Security remains a critical factor. Some experts warn that, like other forms of cryptocurrency, certain stablecoins could be exploited for illicit activities such as money laundering and are also susceptible to cyberattacks and technical glitches. Stablecoin issuers will likely need to secure insurance to reimburse holders in the event of cyberattacks and to cover operational risks, which would inevitably increase their costs. Political uncertainty may also contribute to volatility, as a future Democratic administration could impose more stringent regulations on stablecoins. "Expect a revisit of the CBDC ban, stricter consumer protections, and tighter perimeter rules for issuers regarding resolution, interoperability, and wallet safeguards," predicts Maja Vujinovic, CEO of Digital Assets at FG Nexus, a digital assets holding firm.

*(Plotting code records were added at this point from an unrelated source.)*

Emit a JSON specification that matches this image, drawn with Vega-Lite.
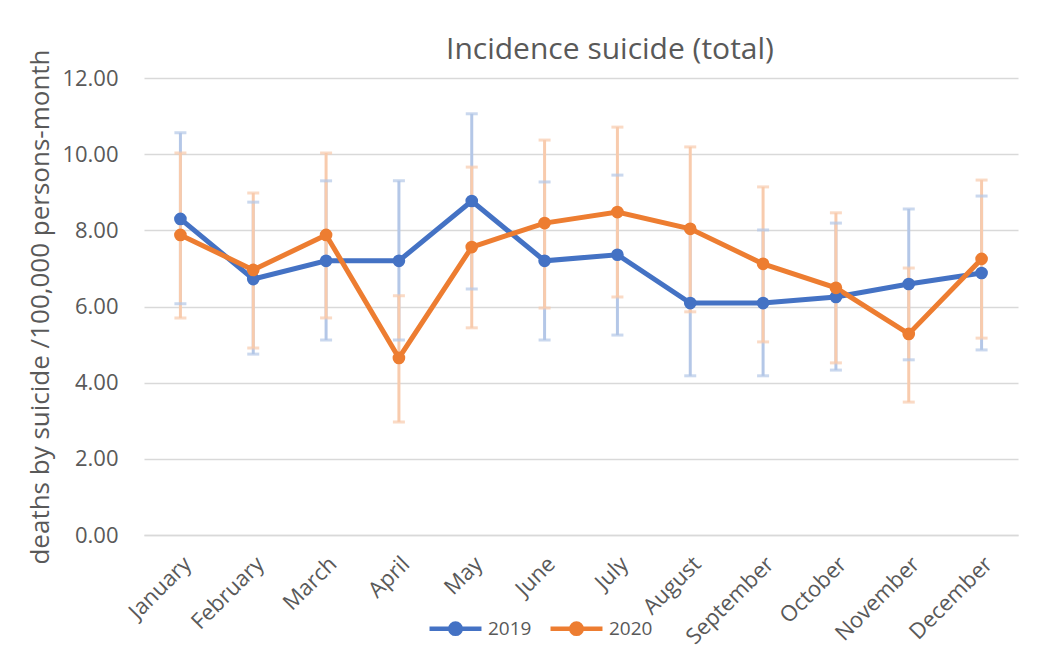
{
  "$schema": "https://vega.github.io/schema/vega-lite/v6.json",
  "width": 874,
  "height": 457,
  "autosize": {"type": "none"},
  "padding": {"left": 144, "top": 78, "right": 33, "bottom": 125},
  "background": "white",
  "config": {
    "font": "Open Sans",
    "view": {"stroke": null},
    "axis": {"labelColor": "#595959", "titleColor": "#595959", "labelFont": "Open Sans", "titleFont": "Open Sans"}
  },
  "title": {
    "text": "Incidence suicide (total)",
    "fontSize": 30,
    "fontWeight": "normal",
    "color": "#595959",
    "anchor": "middle",
    "dx": 29,
    "dy": 28,
    "offset": 12
  },
  "data": {
    "values": [
      {"month": "January", "year": "2019", "value": 8.30, "lo": 6.07, "hi": 10.56},
      {"month": "February", "year": "2019", "value": 6.72, "lo": 4.75, "hi": 8.74},
      {"month": "March", "year": "2019", "value": 7.20, "lo": 5.12, "hi": 9.30},
      {"month": "April", "year": "2019", "value": 7.20, "lo": 5.12, "hi": 9.30},
      {"month": "May", "year": "2019", "value": 8.77, "lo": 6.46, "hi": 11.06},
      {"month": "June", "year": "2019", "value": 7.20, "lo": 5.12, "hi": 9.27},
      {"month": "July", "year": "2019", "value": 7.36, "lo": 5.25, "hi": 9.45},
      {"month": "August", "year": "2019", "value": 6.09, "lo": 4.18, "hi": 8.01},
      {"month": "September", "year": "2019", "value": 6.09, "lo": 4.18, "hi": 8.01},
      {"month": "October", "year": "2019", "value": 6.25, "lo": 4.33, "hi": 8.19},
      {"month": "November", "year": "2019", "value": 6.59, "lo": 4.60, "hi": 8.56},
      {"month": "December", "year": "2019", "value": 6.88, "lo": 4.86, "hi": 8.90},
      {"month": "January", "year": "2020", "value": 7.88, "lo": 5.70, "hi": 10.03},
      {"month": "February", "year": "2020", "value": 6.96, "lo": 4.91, "hi": 8.98},
      {"month": "March", "year": "2020", "value": 7.88, "lo": 5.70, "hi": 10.03},
      {"month": "April", "year": "2020", "value": 4.65, "lo": 2.97, "hi": 6.28},
      {"month": "May", "year": "2020", "value": 7.56, "lo": 5.44, "hi": 9.66},
      {"month": "June", "year": "2020", "value": 8.19, "lo": 5.96, "hi": 10.37},
      {"month": "July", "year": "2020", "value": 8.48, "lo": 6.25, "hi": 10.71},
      {"month": "August", "year": "2020", "value": 8.04, "lo": 5.86, "hi": 10.19},
      {"month": "September", "year": "2020", "value": 7.12, "lo": 5.07, "hi": 9.14},
      {"month": "October", "year": "2020", "value": 6.49, "lo": 4.52, "hi": 8.46},
      {"month": "November", "year": "2020", "value": 5.28, "lo": 3.49, "hi": 7.01},
      {"month": "December", "year": "2020", "value": 7.25, "lo": 5.17, "hi": 9.32}
    ]
  },
  "encoding": {
    "x": {
      "field": "month",
      "type": "nominal",
      "sort": ["January","February","March","April","May","June","July","August","September","October","November","December"],
      "title": null,
      "axis": {
        "labelAngle": -45,
        "labelFontSize": 22,
        "labelPadding": 18,
        "ticks": false,
        "domainColor": "#D9D9D9",
        "domainWidth": 1.5,
        "grid": false
      }
    }
  },
  "layer": [
    {
      "mark": {"type": "rule", "strokeWidth": 3},
      "encoding": {
        "y": {"field": "lo", "type": "quantitative"},
        "y2": {"field": "hi"},
        "color": {"condition": {"test": "datum.year == '2019'", "value": "#B4C7E7"}, "value": "#F8CBAD"}
      }
    },
    {
      "mark": {"type": "tick", "size": 12, "thickness": 3},
      "encoding": {
        "y": {"field": "lo", "type": "quantitative"},
        "color": {"condition": {"test": "datum.year == '2019'", "value": "#B4C7E7"}, "value": "#F8CBAD"}
      }
    },
    {
      "mark": {"type": "tick", "size": 12, "thickness": 3},
      "encoding": {
        "y": {"field": "hi", "type": "quantitative"},
        "color": {"condition": {"test": "datum.year == '2019'", "value": "#B4C7E7"}, "value": "#F8CBAD"}
      }
    },
    {
      "mark": {"type": "line", "strokeWidth": 5},
      "encoding": {
        "y": {
          "field": "value",
          "type": "quantitative",
          "scale": {"domain": [0, 12]},
          "title": "deaths by suicide /100,000 persons-month",
          "axis": {
            "values": [0, 2, 4, 6, 8, 10, 12],
            "format": ".2f",
            "labelFontSize": 22,
            "titleFontSize": 26,
            "titleFontWeight": "normal",
            "titlePadding": 8,
            "ticks": false,
            "domain": false,
            "labelPadding": 26,
            "gridColor": "#D9D9D9",
            "gridWidth": 1.5
          }
        },
        "color": {
          "field": "year",
          "type": "nominal",
          "scale": {"domain": ["2019", "2020"], "range": ["#4472C4", "#ED7D31"]},
          "legend": {
            "title": null,
            "orient": "none",
            "direction": "horizontal",
            "legendX": 283,
            "legendY": 522,
            "labelFontSize": 19,
            "labelColor": "#595959",
            "labelFont": "Open Sans",
            "symbolType": "M-1,0H1M0.2,0A0.2,0.2 0 1,1 -0.2,0A0.2,0.2 0 1,1 0.2,0M0.08,0A0.08,0.08 0 1,1 -0.08,0A0.08,0.08 0 1,1 0.08,0",
            "symbolSize": 2700,
            "symbolStrokeWidth": 4.5,
            "columnPadding": 9,
            "labelOffset": 4,
            "encode": {
              "symbols": {"update": {"stroke": {"scale": "color", "field": "value"}, "strokeWidth": {"value": 4.5}}}
            }
          }
        }
      }
    },
    {
      "mark": {"type": "point", "filled": true, "size": 160, "opacity": 1},
      "encoding": {
        "y": {"field": "value", "type": "quantitative"},
        "color": {"field": "year", "type": "nominal"}
      }
    }
  ]
}
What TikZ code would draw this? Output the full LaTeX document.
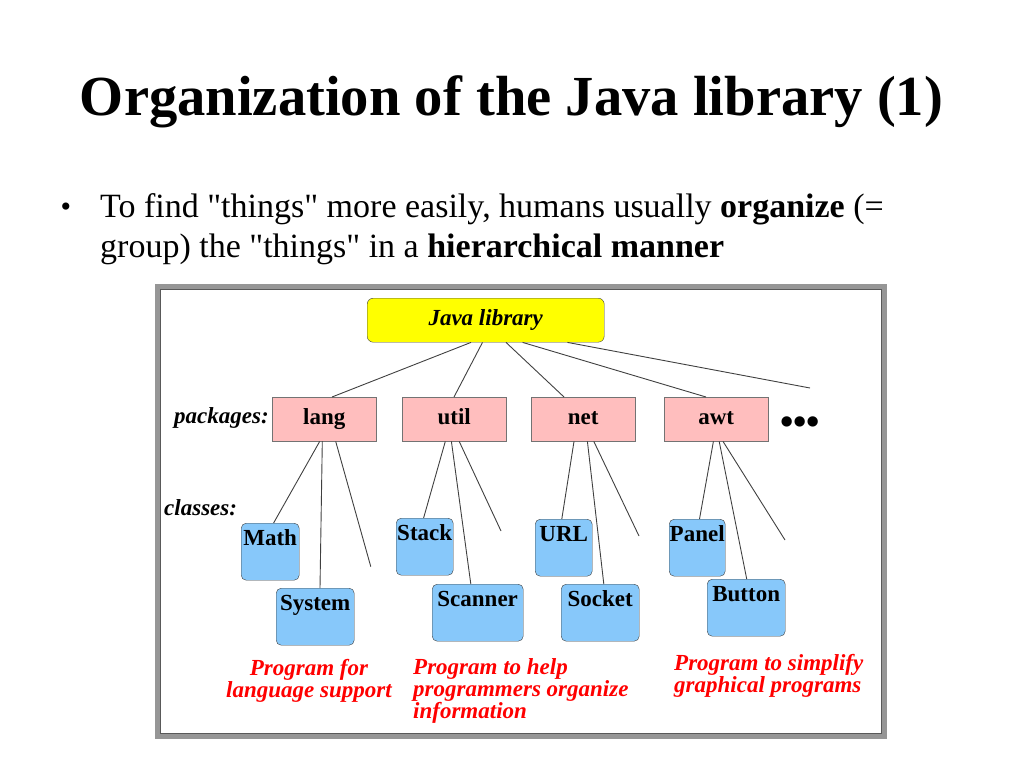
\documentclass[tikz,border=0pt]{standalone}
\usepackage{fontspec}
\setmainfont{Liberation Serif}
\usetikzlibrary{positioning}
\definecolor{libyellow}{RGB}{255,255,0}
\definecolor{pkgpink}{RGB}{255,190,190}
\definecolor{clsblue}{RGB}{135,200,250}
\definecolor{framegray}{RGB}{150,150,150}
\tikzset{
  libbox/.style={draw=black!75, fill=libyellow, rounded corners=6pt, minimum width=237pt, minimum height=44pt, anchor=north west, font=\fontsize{23}{23}\selectfont\bfseries\itshape, text height=16pt, text depth=5pt},
  pkgbox/.style={draw=black!55, fill=pkgpink, minimum width=104pt, minimum height=44pt, anchor=north west, font=\fontsize{23}{23}\selectfont\bfseries, text height=16pt, text depth=5pt},
  clsbox/.style={draw=black!75, fill=clsblue, rounded corners=5pt, inner sep=0pt, anchor=north west, text height=22pt, text depth=35pt, font=\fontsize{23}{23}\selectfont\bfseries},
  branch/.style={draw=black!75, line width=0.9pt},
  tag/.style={inner sep=0pt, anchor=base west, font=\fontsize{23}{23}\selectfont\bfseries\itshape},
  note/.style={red, inner sep=0pt, font=\fontsize{23}{22}\selectfont\bfseries\itshape}
}
\newcommand{\qt}{\textquotedbl}

\begin{document}
\begin{tikzpicture}[x=1pt, y=-1pt]
  \useasboundingbox (0,0) rectangle (1024,768);
  \node[anchor=base] (title) at (511.5,115) {\fontsize{56.6}{60}\selectfont\bfseries Organization of the Java library (1)};
  \node[anchor=base, inner sep=0pt] (dot) at (66,216) {\fontsize{30}{30}\selectfont\textbullet};
  \node[anchor=base west, inner sep=0pt, font=\fontsize{34}{40}\selectfont] (line1) at (100,217) {To find \qt things\qt{} more easily, humans usually \textbf{organize} (=};
  \node[anchor=base west, inner sep=0pt, font=\fontsize{34}{40}\selectfont] (line2) at (100,257) {group) the \qt things\qt{} in a \textbf{hierarchical manner}};

  % frame of the figure
  \draw[framegray, line width=5pt] (157.5,286.5) rectangle (884.5,736.5);
  \draw[black!65, line width=1pt] (160.5,289.5) rectangle (881.5,733.5);

  \node[libbox] (java) at (367,298) {Java library};
  \node[tag] (packages) at (174,423) {packages:};
  \node[pkgbox] (lang) at (272,397) {lang};
  \node[pkgbox] (util) at (402,397) {util};
  \node[pkgbox] (net) at (531,397) {net};
  \node[pkgbox] (awt) at (664,397) {awt};
  \node[anchor=base west, inner sep=0pt] (more) at (780,434) {\fontsize{38}{38}\selectfont\bfseries\textbullet\textbullet\textbullet};
  \coordinate (moreend) at (810,388);

  \node[tag] (classes) at (164,515) {classes:};
  \node[clsbox, minimum width=58pt] (math) at (241,523) {Math};
  \node[clsbox, minimum width=78pt] (system) at (276,588) {System};
  \node[clsbox, minimum width=57pt] (stack) at (396,518) {Stack};
  \node[clsbox, minimum width=91pt] (scanner) at (432,584) {Scanner};
  \node[clsbox, minimum width=57pt] (url) at (535,519) {URL};
  \node[clsbox, minimum width=78pt] (socket) at (561,584) {Socket};
  \node[clsbox, minimum width=56pt] (panel) at (669,519) {Panel};
  \node[clsbox, minimum width=78pt] (button) at (707,579) {Button};
  \coordinate (langend) at (370.8,566.7);
  \coordinate (utilend) at (501,531);
  \coordinate (netend) at (639,536);
  \coordinate (awtend) at (785,540);

  \foreach \a/\p/\b in {104/lang/60, 115.5/util/52, 139/net/33, 155.6/awt/42}
    \draw[branch] ([xshift=\a]java.south west) -- ([xshift=\b]\p.north west);
  \draw[branch] ([xshift=200.5]java.south west) -- (moreend);

  \foreach \p/\a/\c/\b in {lang/47.7/math/32.6, lang/50.3/system/44, util/43.3/stack/27.6, util/49.4/scanner/38.8,
      net/43/url/26.8, net/56.4/socket/42.8, awt/49.4/panel/30.5, awt/55.2/button/39.7}
    \draw[branch] ([xshift=\a]\p.south west) -- ([xshift=\b]\c.north west);
  \foreach \p/\a in {lang/63.7, util/57.2, net/62.8, awt/59}
    \draw[branch] ([xshift=\a]\p.south west) -- (\p end);

  % notes: base is the last line
  \node[note, anchor=base, align=center] (langnote) at (309,697) {Program for\\language support};
  \node[note, anchor=base west, align=left] (utilnote) at (413,718) {Program to help\\programmers organize\\information};
  \node[note, anchor=base west, align=left] (awtnote) at (674,692) {Program to simplify\\graphical programs};
\end{tikzpicture}
\end{document}
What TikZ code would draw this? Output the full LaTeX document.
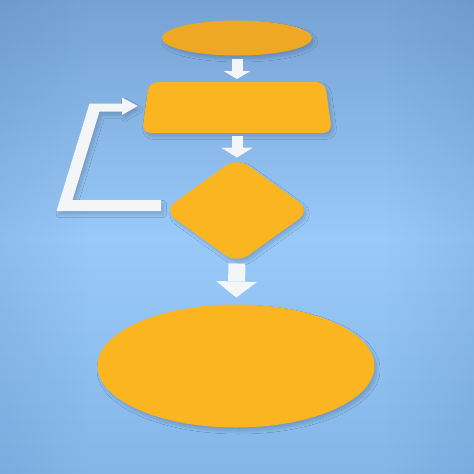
\documentclass[tikz,border=0pt]{standalone}
\usetikzlibrary{shapes.geometric,arrows.meta,calc,shadows.blur,fadings}
\definecolor{bgtop}{RGB}{118,162,212}
\definecolor{bgmid}{RGB}{152,201,248}
\definecolor{bgbot}{RGB}{132,182,232}
\definecolor{bgedge}{RGB}{60,100,160}
\definecolor{orangeA}{RGB}{239,168,36}
\definecolor{orangeB}{RGB}{251,181,32}
\definecolor{arrowwhite}{RGB}{243,245,247}
\tikzset{
  shd/.style={blur shadow={shadow xshift=2.5pt, shadow yshift=-3.5pt, shadow opacity=16, shadow blur steps=8, shadow blur radius=3pt}},
  shp/.style={inner sep=0pt, outer sep=0pt, fill=orangeB, shd},
  blk/.style={draw=arrowwhite, line width=#1},
}
\begin{document}
\begin{tikzpicture}[x=1pt,y=-1pt]
\useasboundingbox (0,0) rectangle (474,474);
\shade[top color=bgtop, bottom color=bgbot, middle color=bgmid] (0,0) rectangle (474,474);
\fill[bgedge, opacity=0.12, path fading=east] (0,0) rectangle (90,474);
\fill[bgedge, opacity=0.12, path fading=west] (384,0) rectangle (474,474);
% nodes
\node[shp, ellipse, fill=orangeA, minimum width=150pt, minimum height=35pt] (e1) at (237,38) {};
\node[inner sep=0pt, outer sep=0pt, minimum width=184pt, minimum height=51pt] (r) at (237,107.5) {};
\fill[orangeB, rounded corners=9pt, shd] ($(r.north west)+(4,0)$) -- ($(r.north east)+(-4,0)$) -- ($(r.south east)+(3,0)$) -- ($(r.south west)+(-3,0)$) -- cycle;
\node[shp, diamond, minimum width=147pt, minimum height=106pt, rounded corners=14pt] (d) at (237,210.5) {};
\node[shp, ellipse, minimum width=277pt, minimum height=123pt] (e2) at (236,366) {};
% straight connectors
\draw[blk=11pt, -{Triangle[width=27pt,length=8pt,line width=0pt]}, shorten <=3pt, shorten >=3pt] (e1.south) -- (r.north);
\draw[blk=11pt, -{Triangle[width=32pt,length=10pt,line width=0pt]}, shorten <=3pt, shorten >=0pt] (r.south) -- (d.north);
\draw[blk=17pt, -{Triangle[width=41pt,length=16pt,line width=0pt]}, shorten <=0pt, shorten >=7pt] (d.south) -- (e2.north);
% loop connector
\coordinate (ls) at ($(d.west)+(-2.5,0)$);
\coordinate (le) at ($(r.west)+(-7.5,-1.5)$);
\fill[arrowwhite, shd]
  ($(ls)+(0,-10.5)$) -- ($(ls)+(0,0.5)$) -- ($(ls)+(-104.5,0.5)$) -- ($(le)+(-48,-2.5)$)
  -- ($(le)+(-15.5,-2.5)$) -- ($(le)+(-15.5,-8.5)$) -- (le) -- ($(le)+(-15.5,9)$) -- ($(le)+(-15.5,5.5)$)
  -- ($(le)+(-38,5.5)$) -- ($(ls)+(-88.5,-10.5)$) -- cycle;
\end{tikzpicture}
\end{document}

By the time of the next presidential election, however, America’s financial experiment with stablecoins may have become too significant to fail. The wager is bold: that the profit motive of dollar-denominated token issuers will align seamlessly with national interests. In this sense, the GENIUS Act embodies a paradox: it aims to enhance dollar supremacy while simultaneously diluting Washington’s direct control over money creation. Can this hybrid model of monetary sovereignty – one where Wall Street and Silicon Valley, rather than the Federal Reserve, wield significant influence over global finance – live up to the expectations of crypto enthusiasts, including the Trump administration, or will it sow the seeds of the next financial crisis?
The ultimate answer will likely hinge on the same enduring forces that have long shaped financial markets: confidence, liquidity, and the fundamental belief that the system, despite its inherent flaws, will ultimately hold.